**Problem details:** Every line from the start of the records through the line with "const fmt = (v: number)" is to be written out exactly; pictures are not.

**Supplied records:**
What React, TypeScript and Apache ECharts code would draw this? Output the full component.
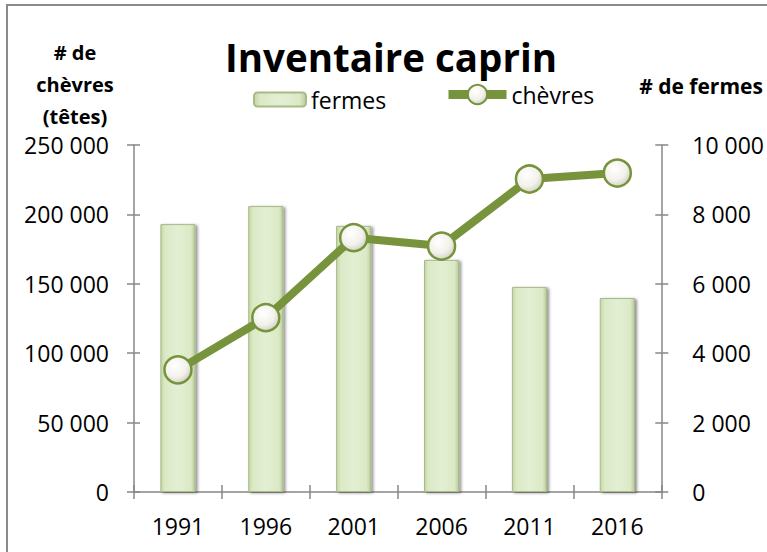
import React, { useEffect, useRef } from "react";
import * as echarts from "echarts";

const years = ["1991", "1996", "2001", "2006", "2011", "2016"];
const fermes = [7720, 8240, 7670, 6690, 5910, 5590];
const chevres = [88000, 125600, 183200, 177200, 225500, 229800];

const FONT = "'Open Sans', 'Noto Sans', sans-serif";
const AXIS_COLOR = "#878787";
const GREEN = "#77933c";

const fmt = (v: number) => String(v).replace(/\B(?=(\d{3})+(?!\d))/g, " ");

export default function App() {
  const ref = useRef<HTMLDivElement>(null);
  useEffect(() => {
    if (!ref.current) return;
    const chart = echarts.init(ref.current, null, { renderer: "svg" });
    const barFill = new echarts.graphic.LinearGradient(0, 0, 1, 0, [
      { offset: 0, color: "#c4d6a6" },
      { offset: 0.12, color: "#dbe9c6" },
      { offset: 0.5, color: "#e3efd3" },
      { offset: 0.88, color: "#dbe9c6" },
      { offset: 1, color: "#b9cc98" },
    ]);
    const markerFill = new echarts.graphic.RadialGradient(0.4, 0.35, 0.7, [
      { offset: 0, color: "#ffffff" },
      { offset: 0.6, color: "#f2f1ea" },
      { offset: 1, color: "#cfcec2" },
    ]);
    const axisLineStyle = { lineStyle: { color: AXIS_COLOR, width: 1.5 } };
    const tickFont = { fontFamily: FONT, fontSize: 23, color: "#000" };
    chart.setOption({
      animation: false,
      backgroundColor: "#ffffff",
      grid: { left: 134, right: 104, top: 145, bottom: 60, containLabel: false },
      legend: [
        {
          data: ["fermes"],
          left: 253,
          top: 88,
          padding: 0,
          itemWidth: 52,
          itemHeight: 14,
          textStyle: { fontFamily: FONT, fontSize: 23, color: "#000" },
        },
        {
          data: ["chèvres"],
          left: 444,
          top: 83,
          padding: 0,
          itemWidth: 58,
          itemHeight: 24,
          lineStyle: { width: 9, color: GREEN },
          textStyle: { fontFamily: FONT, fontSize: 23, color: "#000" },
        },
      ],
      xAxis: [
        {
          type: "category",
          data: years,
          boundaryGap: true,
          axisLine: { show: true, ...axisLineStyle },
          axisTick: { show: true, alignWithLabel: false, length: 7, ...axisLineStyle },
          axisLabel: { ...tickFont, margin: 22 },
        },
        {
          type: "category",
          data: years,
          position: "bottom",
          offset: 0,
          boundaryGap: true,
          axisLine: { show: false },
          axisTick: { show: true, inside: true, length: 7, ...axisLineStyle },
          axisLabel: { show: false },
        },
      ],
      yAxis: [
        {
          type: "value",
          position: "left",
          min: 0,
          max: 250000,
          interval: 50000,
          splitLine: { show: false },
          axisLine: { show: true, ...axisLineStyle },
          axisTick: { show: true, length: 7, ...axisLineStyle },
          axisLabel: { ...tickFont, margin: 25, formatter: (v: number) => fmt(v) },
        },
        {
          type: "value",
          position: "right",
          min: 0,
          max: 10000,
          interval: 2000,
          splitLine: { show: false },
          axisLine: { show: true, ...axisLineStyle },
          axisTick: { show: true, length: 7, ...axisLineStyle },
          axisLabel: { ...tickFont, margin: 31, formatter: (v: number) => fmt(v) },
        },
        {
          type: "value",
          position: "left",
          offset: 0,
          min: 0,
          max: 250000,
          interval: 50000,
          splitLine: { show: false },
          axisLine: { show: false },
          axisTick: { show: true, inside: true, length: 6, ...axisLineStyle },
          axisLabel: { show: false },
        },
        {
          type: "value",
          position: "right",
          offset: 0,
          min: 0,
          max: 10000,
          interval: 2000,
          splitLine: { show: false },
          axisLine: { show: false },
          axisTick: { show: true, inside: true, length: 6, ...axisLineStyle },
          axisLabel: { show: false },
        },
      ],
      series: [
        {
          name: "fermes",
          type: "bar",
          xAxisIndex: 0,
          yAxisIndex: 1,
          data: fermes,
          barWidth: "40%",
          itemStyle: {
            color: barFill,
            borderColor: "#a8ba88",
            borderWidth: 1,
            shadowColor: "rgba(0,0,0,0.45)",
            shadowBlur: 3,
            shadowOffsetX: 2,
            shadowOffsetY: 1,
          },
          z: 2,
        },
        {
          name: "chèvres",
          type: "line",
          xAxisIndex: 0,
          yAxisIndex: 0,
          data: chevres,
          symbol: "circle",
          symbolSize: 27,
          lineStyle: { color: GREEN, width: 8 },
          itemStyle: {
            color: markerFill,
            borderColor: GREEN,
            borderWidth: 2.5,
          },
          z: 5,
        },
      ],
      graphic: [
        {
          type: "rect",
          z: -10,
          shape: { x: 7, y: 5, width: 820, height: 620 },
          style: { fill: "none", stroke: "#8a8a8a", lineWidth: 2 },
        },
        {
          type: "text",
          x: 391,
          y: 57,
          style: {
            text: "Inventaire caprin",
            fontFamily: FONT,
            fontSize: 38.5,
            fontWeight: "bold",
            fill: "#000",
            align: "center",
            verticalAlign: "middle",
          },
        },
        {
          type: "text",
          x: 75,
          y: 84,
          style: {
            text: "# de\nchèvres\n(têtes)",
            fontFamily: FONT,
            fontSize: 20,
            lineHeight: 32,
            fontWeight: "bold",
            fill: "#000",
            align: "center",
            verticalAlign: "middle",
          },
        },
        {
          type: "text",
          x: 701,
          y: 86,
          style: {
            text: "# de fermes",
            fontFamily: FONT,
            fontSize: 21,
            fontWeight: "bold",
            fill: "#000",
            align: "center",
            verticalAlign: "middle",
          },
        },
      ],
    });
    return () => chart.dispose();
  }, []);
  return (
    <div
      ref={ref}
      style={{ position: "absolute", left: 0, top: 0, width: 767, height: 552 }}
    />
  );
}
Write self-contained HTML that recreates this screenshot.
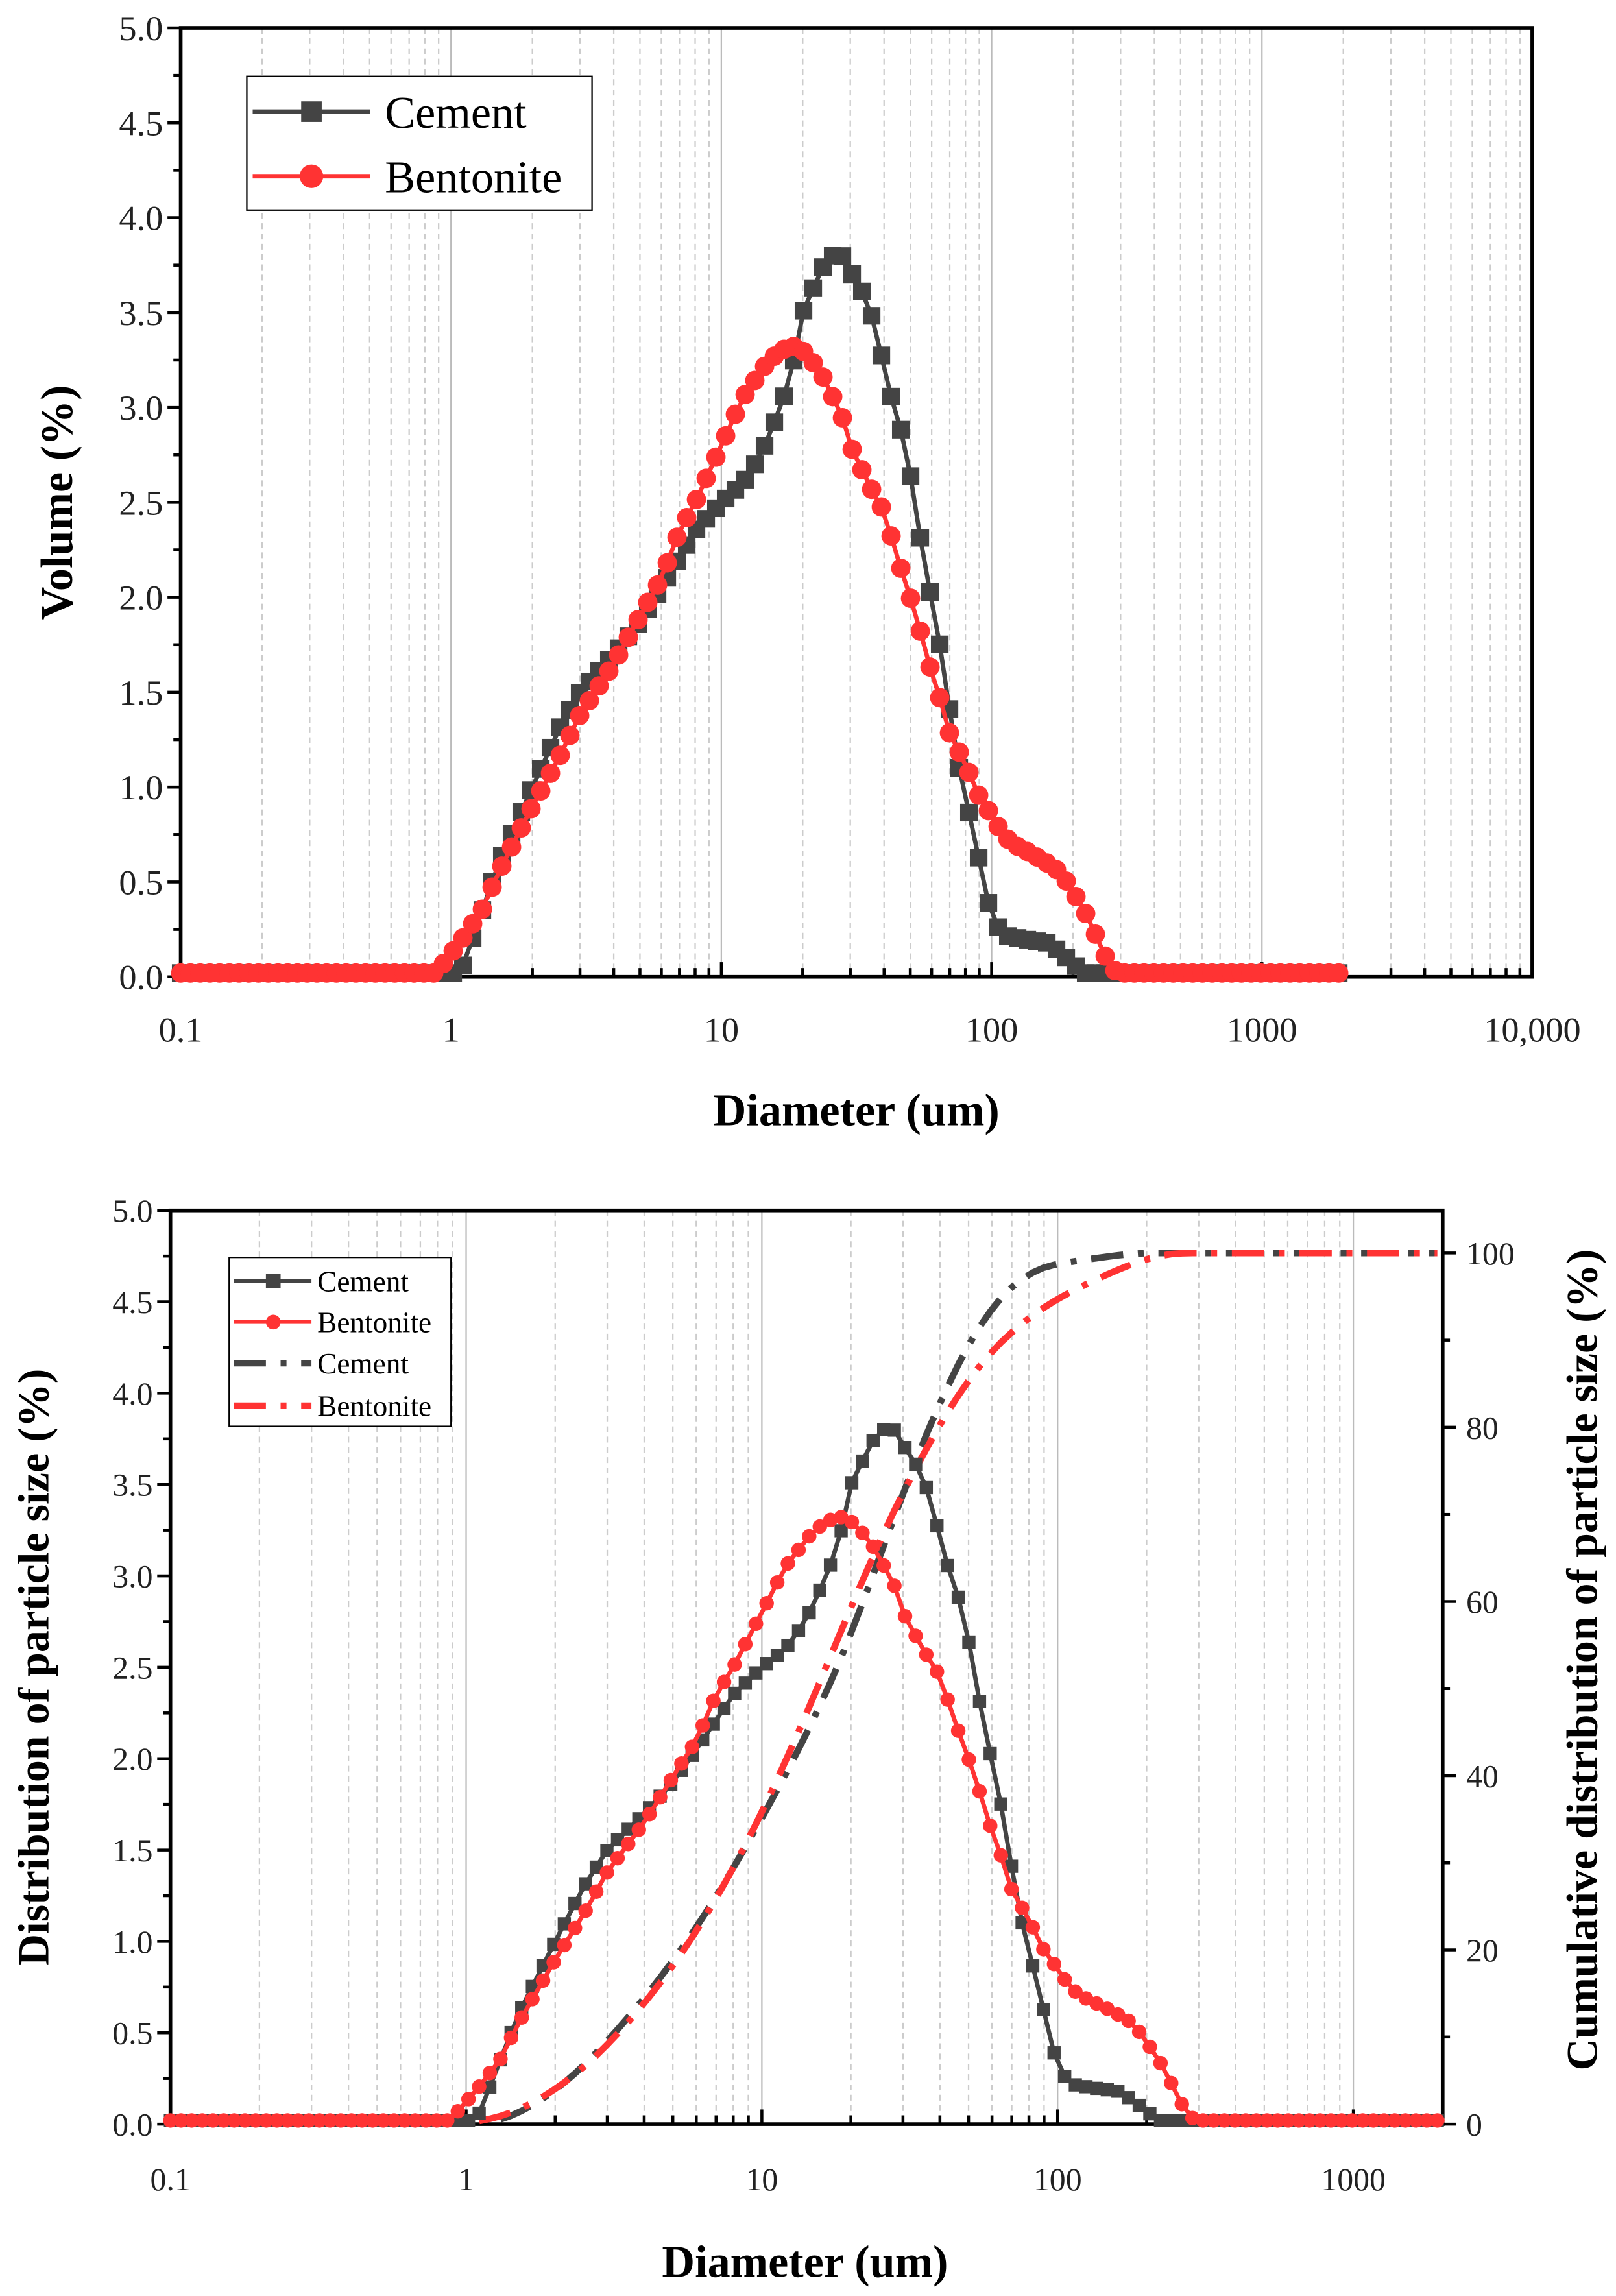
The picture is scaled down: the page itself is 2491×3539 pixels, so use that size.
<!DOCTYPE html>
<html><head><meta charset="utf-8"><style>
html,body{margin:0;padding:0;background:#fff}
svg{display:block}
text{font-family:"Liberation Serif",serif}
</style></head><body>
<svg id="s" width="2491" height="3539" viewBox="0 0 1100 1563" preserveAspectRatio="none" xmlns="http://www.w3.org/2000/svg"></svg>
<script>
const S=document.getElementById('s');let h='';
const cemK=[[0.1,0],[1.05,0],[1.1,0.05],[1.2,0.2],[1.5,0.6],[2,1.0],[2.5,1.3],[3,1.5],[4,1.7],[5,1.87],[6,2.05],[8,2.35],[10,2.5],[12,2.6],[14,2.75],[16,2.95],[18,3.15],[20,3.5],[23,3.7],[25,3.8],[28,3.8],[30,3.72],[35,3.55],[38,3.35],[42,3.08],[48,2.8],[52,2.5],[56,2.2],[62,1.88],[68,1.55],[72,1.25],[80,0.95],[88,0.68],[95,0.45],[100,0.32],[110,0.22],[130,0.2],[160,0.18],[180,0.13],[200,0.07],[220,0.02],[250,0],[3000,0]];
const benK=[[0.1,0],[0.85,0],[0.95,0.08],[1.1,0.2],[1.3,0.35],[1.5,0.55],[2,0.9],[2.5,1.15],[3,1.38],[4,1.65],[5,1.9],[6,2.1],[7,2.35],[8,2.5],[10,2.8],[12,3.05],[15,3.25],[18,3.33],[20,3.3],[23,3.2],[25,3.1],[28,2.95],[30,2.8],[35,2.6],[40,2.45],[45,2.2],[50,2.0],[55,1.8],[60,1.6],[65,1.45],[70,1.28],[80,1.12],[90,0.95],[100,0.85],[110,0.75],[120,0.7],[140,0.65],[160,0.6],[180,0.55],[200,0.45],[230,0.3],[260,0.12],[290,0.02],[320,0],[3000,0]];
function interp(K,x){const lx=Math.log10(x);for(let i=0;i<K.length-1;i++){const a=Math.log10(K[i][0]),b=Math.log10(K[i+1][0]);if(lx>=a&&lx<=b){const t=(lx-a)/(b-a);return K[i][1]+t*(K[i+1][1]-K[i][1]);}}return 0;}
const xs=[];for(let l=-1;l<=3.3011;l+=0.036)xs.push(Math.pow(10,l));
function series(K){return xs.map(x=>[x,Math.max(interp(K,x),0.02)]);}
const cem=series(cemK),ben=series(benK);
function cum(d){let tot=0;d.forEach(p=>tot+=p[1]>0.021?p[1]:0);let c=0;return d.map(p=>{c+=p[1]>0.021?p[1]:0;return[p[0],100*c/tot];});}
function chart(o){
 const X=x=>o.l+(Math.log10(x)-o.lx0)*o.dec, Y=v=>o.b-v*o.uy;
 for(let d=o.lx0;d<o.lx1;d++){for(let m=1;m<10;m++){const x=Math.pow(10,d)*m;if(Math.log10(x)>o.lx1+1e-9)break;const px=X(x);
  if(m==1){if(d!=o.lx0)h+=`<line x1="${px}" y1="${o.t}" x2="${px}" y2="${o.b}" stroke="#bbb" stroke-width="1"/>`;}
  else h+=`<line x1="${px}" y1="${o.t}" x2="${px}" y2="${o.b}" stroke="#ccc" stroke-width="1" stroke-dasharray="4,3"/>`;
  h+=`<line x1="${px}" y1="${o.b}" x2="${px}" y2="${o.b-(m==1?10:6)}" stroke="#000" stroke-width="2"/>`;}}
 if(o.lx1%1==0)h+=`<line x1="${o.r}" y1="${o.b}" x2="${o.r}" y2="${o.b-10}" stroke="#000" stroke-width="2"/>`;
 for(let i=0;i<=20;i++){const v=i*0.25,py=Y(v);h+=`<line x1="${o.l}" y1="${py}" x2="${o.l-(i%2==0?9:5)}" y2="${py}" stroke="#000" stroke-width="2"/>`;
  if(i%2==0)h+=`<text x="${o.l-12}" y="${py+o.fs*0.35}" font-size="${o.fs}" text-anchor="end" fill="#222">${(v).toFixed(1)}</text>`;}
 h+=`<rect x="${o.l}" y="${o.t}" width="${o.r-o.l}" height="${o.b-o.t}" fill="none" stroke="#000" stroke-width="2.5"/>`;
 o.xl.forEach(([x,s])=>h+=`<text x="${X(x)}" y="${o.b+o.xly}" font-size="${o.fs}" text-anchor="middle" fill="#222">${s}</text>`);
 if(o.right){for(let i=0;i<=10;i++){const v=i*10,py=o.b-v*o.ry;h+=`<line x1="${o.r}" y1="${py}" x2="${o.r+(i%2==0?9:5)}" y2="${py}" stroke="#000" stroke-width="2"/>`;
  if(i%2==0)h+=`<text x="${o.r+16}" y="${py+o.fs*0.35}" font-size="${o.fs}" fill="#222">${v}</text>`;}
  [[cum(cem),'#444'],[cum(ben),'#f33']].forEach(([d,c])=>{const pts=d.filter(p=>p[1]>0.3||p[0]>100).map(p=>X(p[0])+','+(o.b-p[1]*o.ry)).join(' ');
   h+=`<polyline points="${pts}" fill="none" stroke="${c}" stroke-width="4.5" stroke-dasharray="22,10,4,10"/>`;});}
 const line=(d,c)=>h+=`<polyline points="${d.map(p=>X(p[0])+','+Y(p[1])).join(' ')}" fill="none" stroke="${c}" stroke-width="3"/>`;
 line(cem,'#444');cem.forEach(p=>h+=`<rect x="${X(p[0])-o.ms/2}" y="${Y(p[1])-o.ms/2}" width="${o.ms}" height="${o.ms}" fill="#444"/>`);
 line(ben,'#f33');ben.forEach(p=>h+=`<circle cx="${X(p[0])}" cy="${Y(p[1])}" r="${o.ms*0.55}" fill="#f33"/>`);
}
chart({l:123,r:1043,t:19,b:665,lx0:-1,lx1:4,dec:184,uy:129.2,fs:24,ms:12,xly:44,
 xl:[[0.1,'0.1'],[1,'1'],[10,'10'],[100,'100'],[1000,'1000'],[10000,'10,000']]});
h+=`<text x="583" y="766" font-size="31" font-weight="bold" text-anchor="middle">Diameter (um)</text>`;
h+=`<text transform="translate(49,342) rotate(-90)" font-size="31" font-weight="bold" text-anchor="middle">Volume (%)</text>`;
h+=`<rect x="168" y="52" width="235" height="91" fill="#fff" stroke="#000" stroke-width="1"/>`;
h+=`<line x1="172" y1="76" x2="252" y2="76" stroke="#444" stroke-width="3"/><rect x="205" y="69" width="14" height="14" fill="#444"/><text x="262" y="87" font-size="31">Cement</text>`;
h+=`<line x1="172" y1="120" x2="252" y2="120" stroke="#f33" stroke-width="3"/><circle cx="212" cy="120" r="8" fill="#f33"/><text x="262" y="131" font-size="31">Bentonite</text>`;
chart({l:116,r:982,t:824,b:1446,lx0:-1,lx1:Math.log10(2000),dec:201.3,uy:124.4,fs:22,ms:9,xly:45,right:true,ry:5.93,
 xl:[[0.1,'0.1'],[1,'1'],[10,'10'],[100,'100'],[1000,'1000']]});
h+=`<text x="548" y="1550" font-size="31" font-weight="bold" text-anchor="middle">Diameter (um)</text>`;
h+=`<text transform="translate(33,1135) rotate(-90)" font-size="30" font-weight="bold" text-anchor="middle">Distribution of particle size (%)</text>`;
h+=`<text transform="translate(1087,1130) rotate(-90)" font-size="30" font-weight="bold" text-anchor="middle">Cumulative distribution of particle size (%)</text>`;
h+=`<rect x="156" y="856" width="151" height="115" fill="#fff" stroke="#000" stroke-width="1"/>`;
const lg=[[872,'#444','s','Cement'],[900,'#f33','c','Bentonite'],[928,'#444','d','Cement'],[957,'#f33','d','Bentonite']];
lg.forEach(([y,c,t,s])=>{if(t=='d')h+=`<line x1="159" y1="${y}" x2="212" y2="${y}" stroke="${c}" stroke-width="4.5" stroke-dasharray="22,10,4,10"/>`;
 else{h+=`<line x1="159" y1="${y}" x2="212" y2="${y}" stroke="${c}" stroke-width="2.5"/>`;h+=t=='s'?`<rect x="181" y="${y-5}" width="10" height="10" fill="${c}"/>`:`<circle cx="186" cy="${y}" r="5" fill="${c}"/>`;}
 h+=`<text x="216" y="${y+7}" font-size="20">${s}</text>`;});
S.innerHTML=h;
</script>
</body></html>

**In response:**
What React, TypeScript and Apache ECharts code would draw this? Output the full component.
import React, { useEffect, useRef } from "react";
import * as echarts from "echarts";

const years = ["1991", "1996", "2001", "2006", "2011", "2016"];
const fermes = [7720, 8240, 7670, 6690, 5910, 5590];
const chevres = [88000, 125600, 183200, 177200, 225500, 229800];

const FONT = "'Open Sans', 'Noto Sans', sans-serif";
const AXIS_COLOR = "#878787";
const GREEN = "#77933c";

const fmt = (v: number) => String(v).replace(/\B(?=(\d{3})+(?!\d))/g, " ");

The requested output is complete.